Obojgu rodzicom zarzucono również popełnienie przestępstwa znęcania się fizycznego i psychicznego nad wszystkim dziećmi, nieporadnymi ze względu na wiek, stan fizyczny i psychiczny, łączącego się ze stosowaniem szczególnego okrucieństwa. Dzieci były między innymi wyzywane słowami wulgarnymi i obelżywymi, a także uderzane po całym ciele, szarpane i izolowane. Rodzice nie zapewniali im opieki medycznej oraz nie zaopatrywali widocznych ran. Nie zapewniali dzieciom pełnowartościowych posiłków, jak też odpowiedniego do pory roku ubioru. Do takich zachowań dochodziło od listopada 2020r. do 20 stycznia 2022r., a ich skutkiem były liczne urazy różnych okolic ciała, naruszające czynności narządów ciała na okres powyżej dni siedmiu oraz skutkujące wystąpieniem u pokrzywdzonych zespołu dziecka maltretowanego.
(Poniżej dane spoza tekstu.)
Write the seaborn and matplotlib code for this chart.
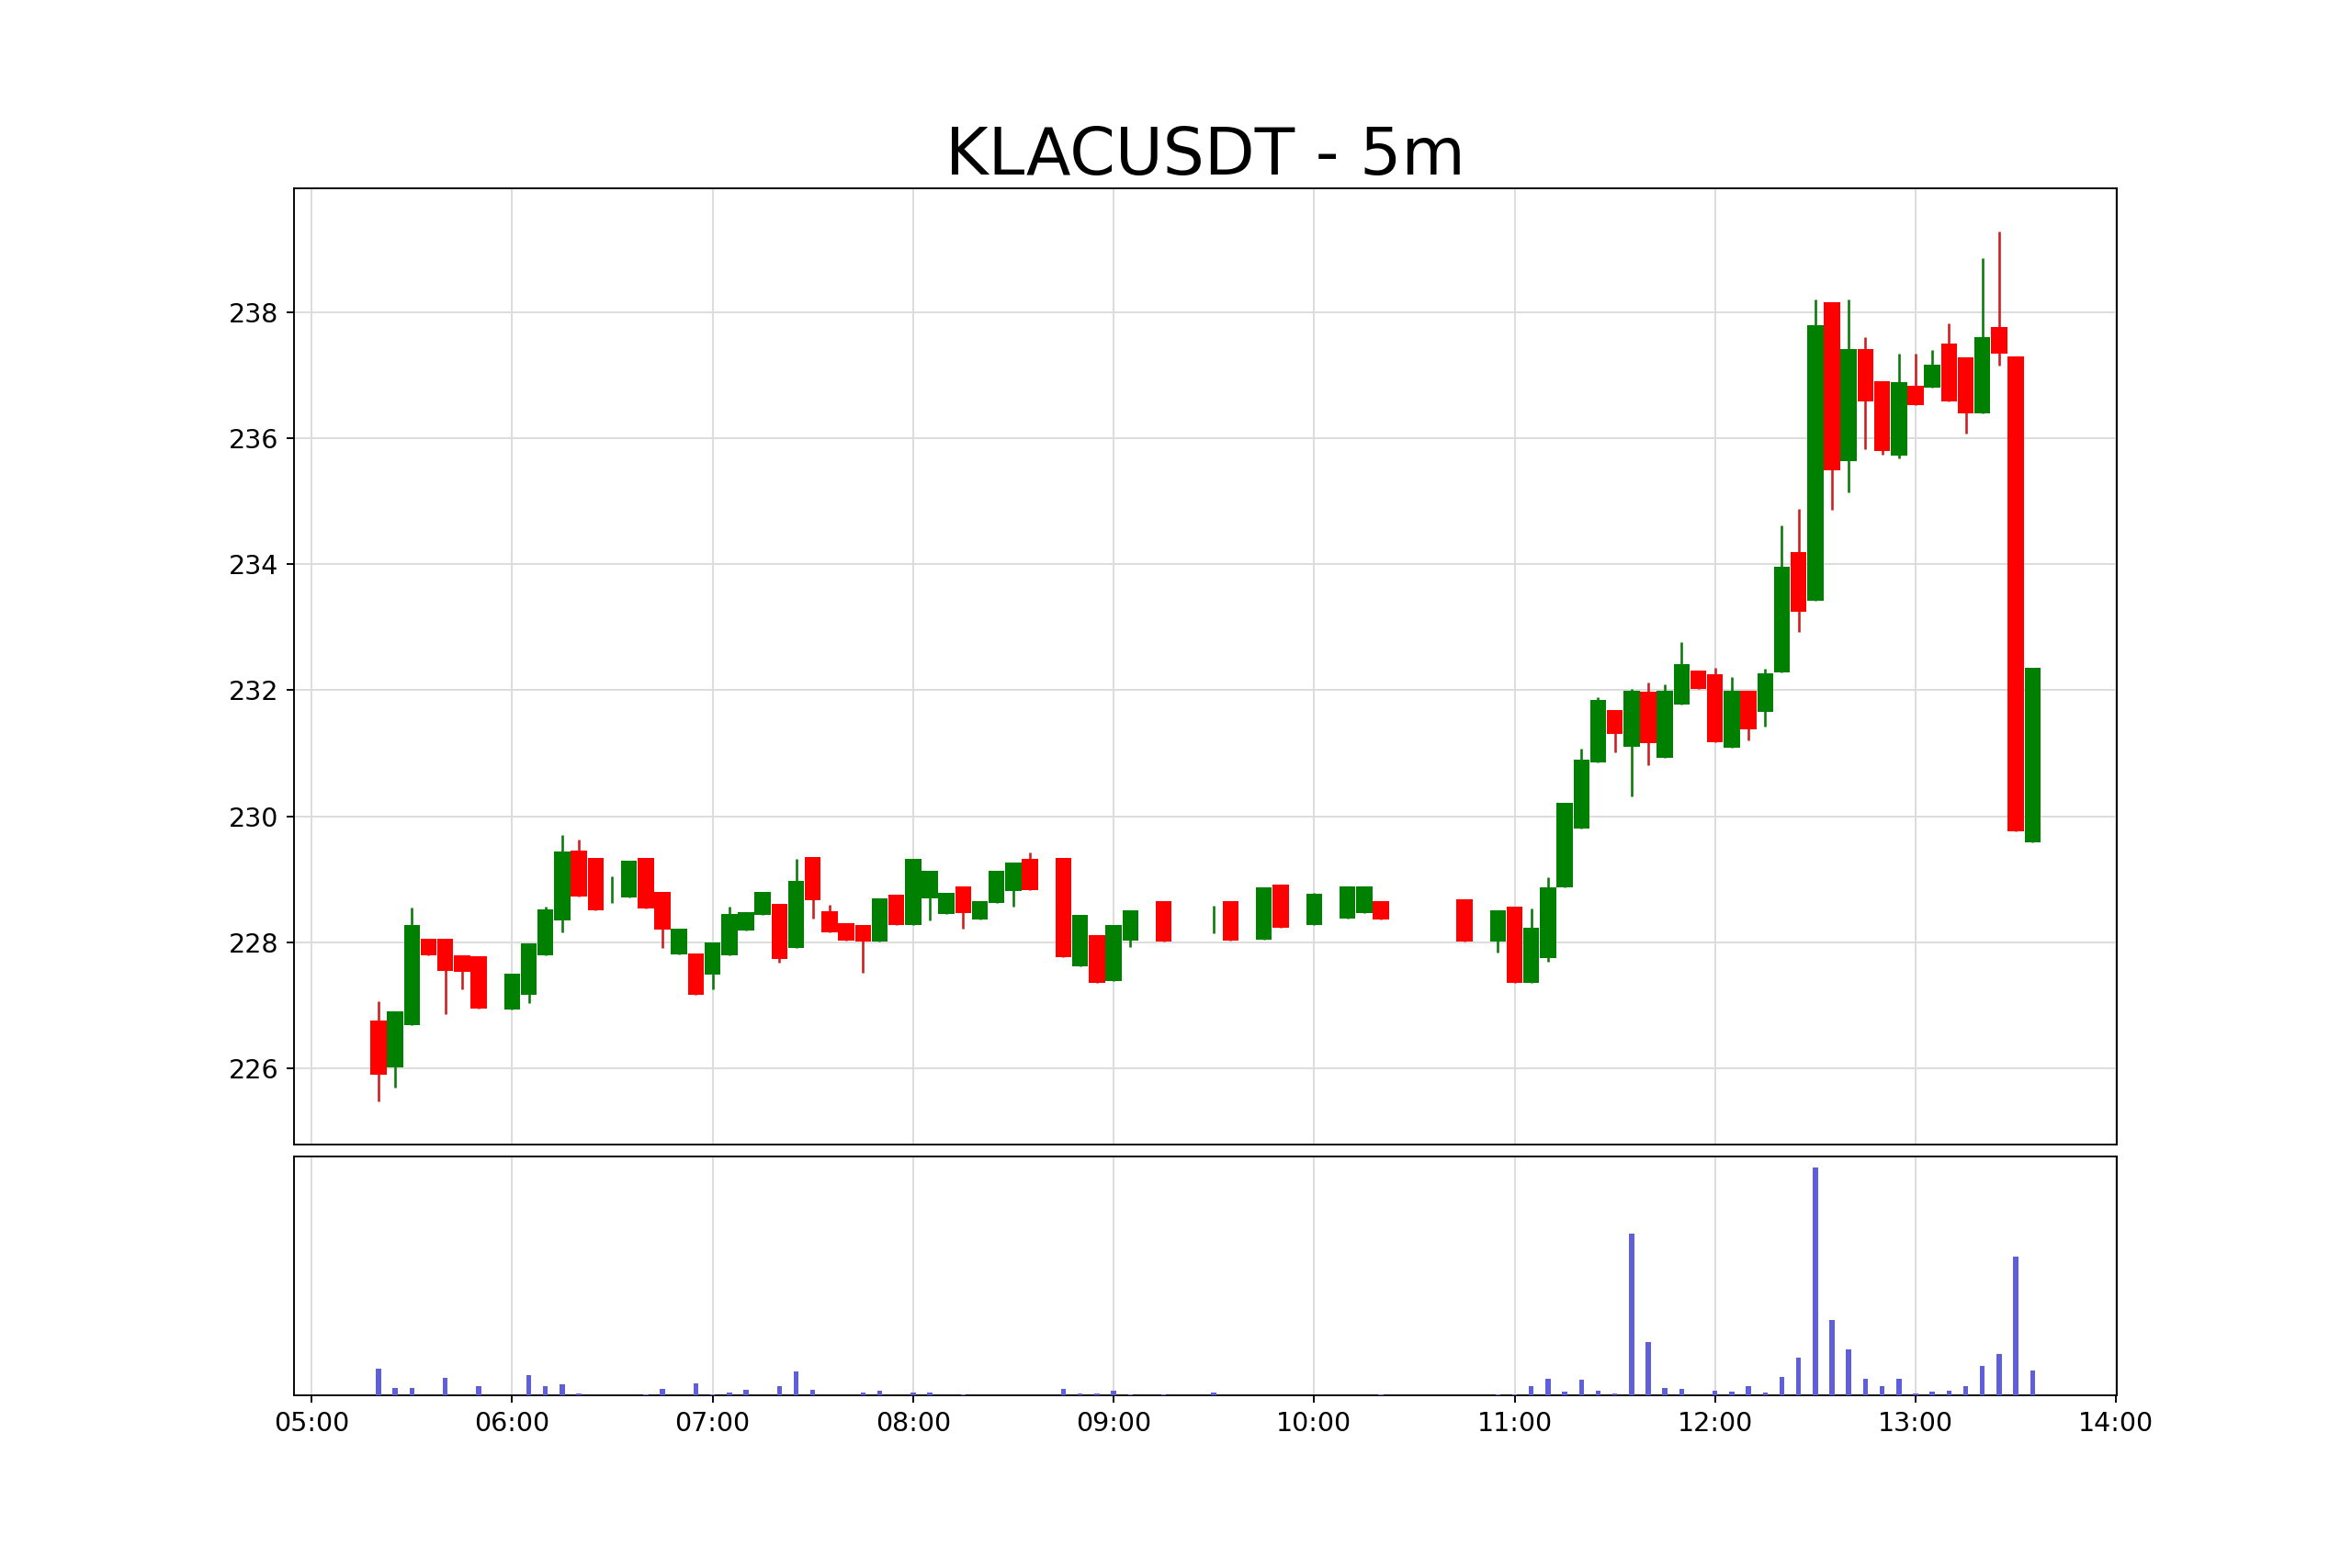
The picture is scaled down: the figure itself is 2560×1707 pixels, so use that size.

ZARZUTY RÓWNIEŻ DLA BABCI I SIOSTRY MATKI
Zarzutami w tej sprawie objęto również babcię oraz siostrę matki dzieci. Kobietom zarzucono nieudzielenie pomocy małoletnim dzieciom znajdującym się w położeniu grożącym bezpośrednim niebezpieczeństwem utraty życia albo ciężkiego uszczerbku na zdrowiu, wobec których rodzice stosowali przemoc fizyczną i psychiczną, mogąc udzielić pomocy bez narażania siebie lub innej osoby. W toku postępowania przygotowawczego oskarżenia złożyli wyjaśnienia.
Rodzice dziecka są w areszcie. Wobec babci oraz siostry matki dzieci prokurator zastosował dozór policji. Za zabójstwo grozi dożywocie, a nieudzielenie pomocy osobie nieporadnej ze względu na wiek zagrożone jest karą pozbawienia wolności do lat trzech. Akt oskarżenia w tej sprawie skierowano do Sądu Okręgowego w Gdańsku.